‘There’s So Much More To Come’: UF Students Energized After D.C. ‘March For Our Lives’

Kathryn and Nicole Smith.

On the afternoon of Feb. 14, Kathryn Smith received a text message. Her younger sister, Nicole, was trying to find shelter at her high school.

“I don’t know what’s happening, but I’m running away,” Nicole told her older sister. She hid behind seats in the auditorium for hours as she texted Kathryn about what was happening.

Nicole made it out of the school alive, but both of them are forever changed. Kathryn knew she needed to take action.

“Our siblings, family friends, community should never to have to have gone through this,” Kathryn said. She attended the  “March for Our Lives” demonstration in Washington, D.C. with more than 100 other University of Florida students.

She met with other MSD alumni and proudly carried her sign, which read “protect kids not guns.” She also watched as her sister took the stage alongside other MSD students.

“It fulfilled them with such joy knowing that everyone was behind them,” Kathryn said. “But, what we saw was just the beginning, not the climax. There’s so much more to come.”

University of Florida freshman Alyson Moriarty is also ready to make her voice heard in the #NeverAgain movement. She says instead of grieving, she decided to take action.

“The best way I could get involved and try to fix it was to go to the march and to show how i feel about guns and gun control,” Moriarty said. She carried a sign with subject grades and a blood types — indicating her fear that school shootings will continue to happen.

Now that the “March for Our Lives,” is over, she’s calling politicians to advocate for an assault weapons ban and stricter background checks.

“I think they should think about the common sense and how many people are dying from it,” Moriarty said. “I want to make a change and to fight for a change.”

One of the politicians Moriarty is calling is Senator Marco Rubio (R-Fla.), who released a statement Saturday on the students’ peaceful demonstration.

“I commend those who today are peacefully exercising their First Amendment rights to march in favor of a gun ban,” Sen. Rubio wrote. “While protests are a legitimate way of making a point, in our system of government, making a change requires finding common ground with those who hold opposing views.”

He added that he does not agree with all the solutions they propose, such as certain gun bans.

So far, the United States House of Representatives has passed the “STOP School Violence Act of 2018,” a measure aimed at stopping threats to student safety. But it doesn’t include anything about guns, and hasn’t made it past the United States Senate.

There are other legislative challenges as well: no major piece of gun control legislation has ever passed with a Republican-controlled House and Senate.

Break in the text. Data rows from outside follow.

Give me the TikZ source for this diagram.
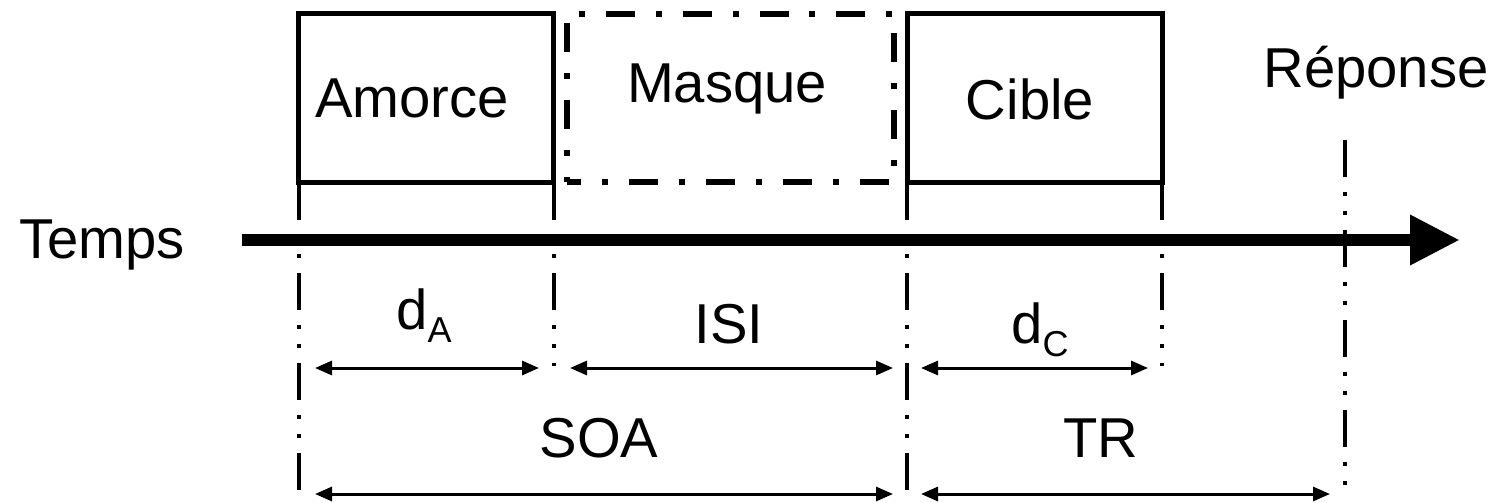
\documentclass[tikz,border=0pt]{standalone}
\usepackage{fontspec}
\setmainfont{Liberation Sans}
\usetikzlibrary{arrows.meta,positioning}

\newcommand{\lowidx}[1]{\raisebox{-0.28cm}{\fontsize{20.5}{24}\selectfont #1}}

\tikzset{
  stim box/.style={
    draw,
    line width=0.1cm,
    minimum width=5.1cm,
    minimum height=3.39cm,
    inner sep=0pt,
    outer sep=0pt
  },
  mask box/.style={
    stim box,
    line width=0.12cm,
    minimum width=6.54cm,
    minimum height=3.37cm,
    dash pattern=on 0.58cm off 0.42cm on 0.12cm off 0.42cm,
    dash phase=0.3cm
  },
  guide/.style={
    line width=0.085cm,
    dash pattern=on 0.74cm off 0.3cm on 0.08cm off 0.3cm on 0.08cm off 0.3cm
  },
  time axis/.style={
    line width=0.26cm,
    -{Triangle[length=1cm,width=0.94cm]}
  },
  span/.style={
    line width=0.06cm,
    {Triangle[length=0.34cm,width=0.28cm]}-{Triangle[length=0.34cm,width=0.28cm]}
  },
  lbl/.style={
    font=\fontsize{32}{38}\selectfont,
    inner sep=0pt,
    anchor=base
  }
}

\begin{document}
\begin{tikzpicture}[x=0.02cm, y=-0.02cm]
  \useasboundingbox (0,0) rectangle (1497,503);

  % Stimulus boxes
  \node[stim box] (amorce) at (426.25,98.25) {};
  \node[mask box] (masque) at (730.5,98) {};
  \node[stim box] (cible) at (1034.75,98.25) {};

  \node[lbl] (amorce-lbl) at (412,118) {Amorce};
  \node[lbl] (masque-lbl) at (727,103) {Masque};
  \node[lbl] (cible-lbl) at (1030,120) {Cible};
  \node[lbl] (reponse-lbl) at (1376,88) {Réponse};

  % Guide rows
  \coordinate (low) at (0,490);
  \coordinate (mid) at (0,366);
  \coordinate (rep-top) at (1345,140);
  \coordinate (rep-low) at (1345,485);

  % Onset / offset guides
  \draw[guide] (amorce.south west) -- (amorce.south west |- low);
  \draw[guide] (amorce.south east) -- (amorce.south east |- mid);
  \draw[guide] (cible.south west) -- (cible.south west |- low);
  \draw[guide] (cible.south east) -- (cible.south east |- mid);
  \draw[guide] (rep-top) -- (rep-low);

  % Time axis
  \node[lbl] (temps) at (102,258) {Temps};
  \coordinate (t-start) at (242,240);
  \coordinate (t-end) at (1460,240);
  \draw[time axis] (t-start) -- (t-end);

  % Durations (first row)
  \coordinate (dA-l) at (315,368);
  \coordinate (dA-r) at (539,368);
  \coordinate (isi-l) at (570,368);
  \coordinate (isi-r) at (893,368);
  \coordinate (dC-l) at (921,368);
  \coordinate (dC-r) at (1148,368);
  \draw[span] (dA-l) -- (dA-r);
  \draw[span] (isi-l) -- (isi-r);
  \draw[span] (dC-l) -- (dC-r);

  \node[lbl] (dA-lbl) at (424,329) {d\lowidx{A}};
  \node[lbl] (isi-lbl) at (729,343) {ISI};
  \node[lbl] (dC-lbl) at (1040,343) {d\lowidx{C}};

  % Intervals (second row)
  \coordinate (soa-l) at (315,494);
  \coordinate (soa-r) at (893,494);
  \coordinate (tr-l) at (921,494);
  \coordinate (tr-r) at (1330,494);
  \draw[span] (soa-l) -- (soa-r);
  \draw[span] (tr-l) -- (tr-r);

  \node[lbl] (soa-lbl) at (599,457) {SOA};
  \node[lbl] (tr-lbl) at (1101,457) {TR};

\end{tikzpicture}
\end{document}
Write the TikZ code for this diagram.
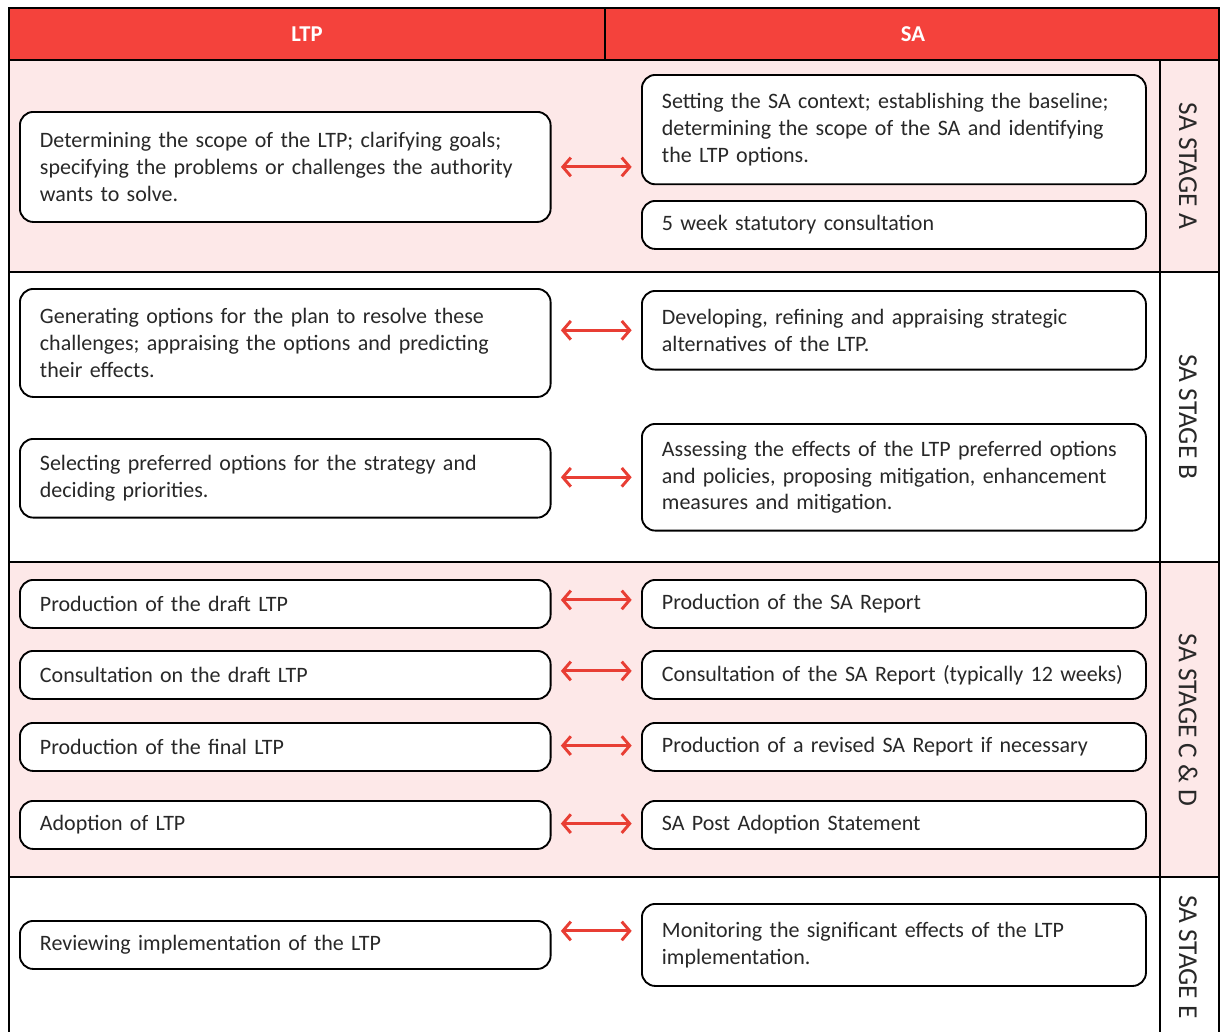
\documentclass[tikz,border=0pt]{standalone}
\usepackage{fontspec}
\setmainfont{Carlito}
\usepackage{tikz}
\usetikzlibrary{arrows.meta}

\definecolor{hdrred}{RGB}{244,66,60}
\definecolor{bandpink}{RGB}{253,232,232}
\definecolor{linkred}{RGB}{232,62,52}
\definecolor{txtgray}{RGB}{40,40,40}

\tikzset{
  stepbox/.style={draw=black, line width=1.4pt, fill=white, rounded corners=10pt,
    anchor=north west, align=left, inner xsep=15pt, inner ysep=0pt,
    text=txtgray, font=\fontsize{16.5}{19.9}\selectfont},
  ltpbox/.style={stepbox, text width=368pt},
  sabox/.style={stepbox, text width=348pt},
  linkarrow/.style={draw=linkred, line width=2.2pt,
    {Straight Barb[length=6pt,width=14pt]}-{Straight Barb[length=6pt,width=14pt]},
    shorten <=7pt, shorten >=7pt},
  stagelbl/.style={rotate=-90, text=txtgray, font=\fontsize{20.5}{24}\selectfont},
  hdrlbl/.style={text=white, font=\fontsize{17}{20}\selectfont\bfseries}
}

\begin{document}
\begin{tikzpicture}[x=0.75pt,y=0.75pt,yscale=-1,xscale=1]
\useasboundingbox (0,0) rectangle (1226,1032);

%Shape: bands
\fill[bandpink] (9,60) rectangle (1219,272);
\fill[bandpink] (9,562) rectangle (1219,877);
%Shape: header
\draw[fill=hdrred, line width=1.5pt] (9,8) rectangle (1219,60);
\draw[line width=1.5pt] (605,8) -- (605,60);
%Straight Lines: grid
\draw[line width=1.5pt] (9,60) -- (9,1032);
\draw[line width=1.5pt] (1219,60) -- (1219,1032);
\draw[line width=1.5pt] (1160,60) -- (1160,1032);
\draw[line width=1.5pt] (9,272) -- (1219,272);
\draw[line width=1.5pt] (9,562) -- (1219,562);
\draw[line width=1.5pt] (9,877) -- (1219,877);

% Text Node: header
\node[hdrlbl] (hdrLTP) at (307,34) {LTP};
\node[hdrlbl] (hdrSA) at (913,34) {SA};

% Stage A
\node[ltpbox, minimum height=82.5pt] (ltpA) at (19,111) {Determining the scope of the LTP; clarifying goals;\\ specifying the problems or challenges the authority\\ wants to solve.};
\node[sabox, minimum height=82pt] (saA) at (641,74) {Setting the SA context; establishing the baseline;\\ determining the scope of the SA and identifying\\ the LTP options.};
\node[sabox, minimum height=36pt] (saAcons) at (641,200) {5 week statutory consultation};

% Stage B
\node[ltpbox, minimum height=81pt] (ltpB1) at (19,288) {Generating options for the plan to resolve these\\ challenges; appraising the options and predicting\\ their effects.};
\node[sabox, minimum height=59pt] (saB1) at (641,290) {Developing, refining and appraising strategic\\ alternatives of the LTP.};
\node[ltpbox, minimum height=59pt] (ltpB2) at (19,438) {Selecting preferred options for the strategy and\\ deciding priorities.};
\node[sabox, minimum height=80pt] (saB2) at (641,423) {Assessing the effects of the LTP preferred options\\ and policies, proposing mitigation, enhancement\\ measures and mitigation.};

% Stage C & D
\node[ltpbox, minimum height=36pt] (ltpC1) at (19,579) {Production of the draft LTP};
\node[sabox, minimum height=36pt] (saC1) at (641,579) {Production of the SA Report};
\node[ltpbox, minimum height=36pt] (ltpC2) at (19,650) {Consultation on the draft LTP};
\node[sabox, minimum height=36pt] (saC2) at (641,650) {Consultation of the SA Report (typically 12 weeks)};
\node[ltpbox, minimum height=36pt] (ltpC3) at (19,722) {Production of the final LTP};
\node[sabox, minimum height=36pt] (saC3) at (641,722) {Production of a revised SA Report if necessary};
\node[ltpbox, minimum height=36pt] (ltpC4) at (19,800) {Adoption of LTP};
\node[sabox, minimum height=36pt] (saC4) at (641,800) {SA Post Adoption Statement};

% Stage E
\node[ltpbox, minimum height=36pt] (ltpE) at (19,920) {Reviewing implementation of the LTP};
\node[sabox, minimum height=61.5pt] (saE) at (641,903) {Monitoring the significant effects of the LTP\\ implementation.};

% Arrows
\draw[linkarrow] (ltpA.east) -- (ltpA.east -| saA.west);
\draw[linkarrow] (saB1.west -| ltpB1.east) -- (saB1.west);
\draw[linkarrow] (saB2.west -| ltpB2.east) -- (saB2.west);
\draw[linkarrow] ([yshift=-3pt]ltpC1.east) -- ([yshift=-3pt]saC1.west);
\draw[linkarrow] ([yshift=-3pt]ltpC2.east) -- ([yshift=-3pt]saC2.west);
\draw[linkarrow] ([yshift=-1pt]ltpC3.east) -- ([yshift=-1pt]saC3.west);
\draw[linkarrow] ([yshift=-1pt]ltpC4.east) -- ([yshift=-1pt]saC4.west);
\draw[linkarrow] ([yshift=-10.5pt]ltpE.east) -- ([yshift=-10.5pt]saE.west);

% Text Node: stages
\node[stagelbl] (stgA) at (1188,166) {SA STAGE A};
\node[stagelbl] (stgB) at (1188,417) {SA STAGE B};
\node[stagelbl] (stgCD) at (1188,720) {SA STAGE C \& D};
\node[stagelbl] (stgE) at (1188,957) {SA STAGE E};

\end{tikzpicture}
\end{document}
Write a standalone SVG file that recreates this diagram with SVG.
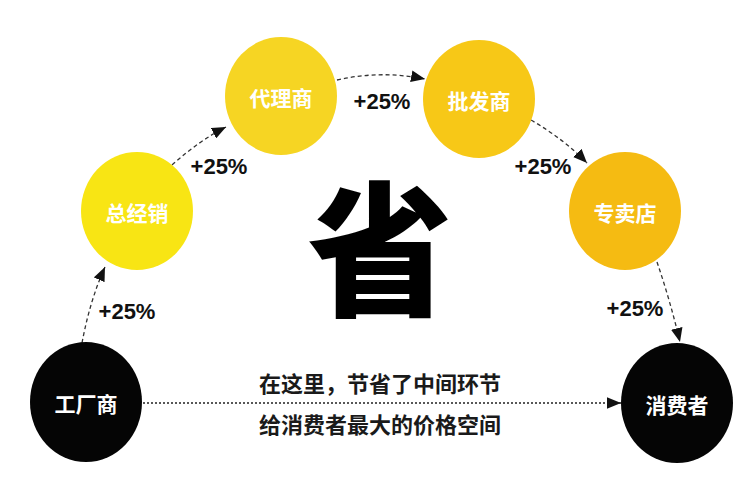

It’s also been 24 years since Congress passed its last major piece of gun control legislation, The Violent Crime Control and Law Enforcement Act of 1994,which temporarily banned assault rifles. In the mid-2000s, all the efforts to renew the ban failed.

Still, students like Moriarty and Kathryn aren’t discouraged. They pointed the step forward the Florida legislature took this past session, as well as the possibility of change after the 2018 midterm elections.

“I know I’m calling politicians for the next 226 days,” Moriarty said. “I definitely don’t think it’s stopping at all.” Kathryn agrees.

“This isn’t stopping until we see change,” Kathryn said. “We’re going to keep fighting this fight.”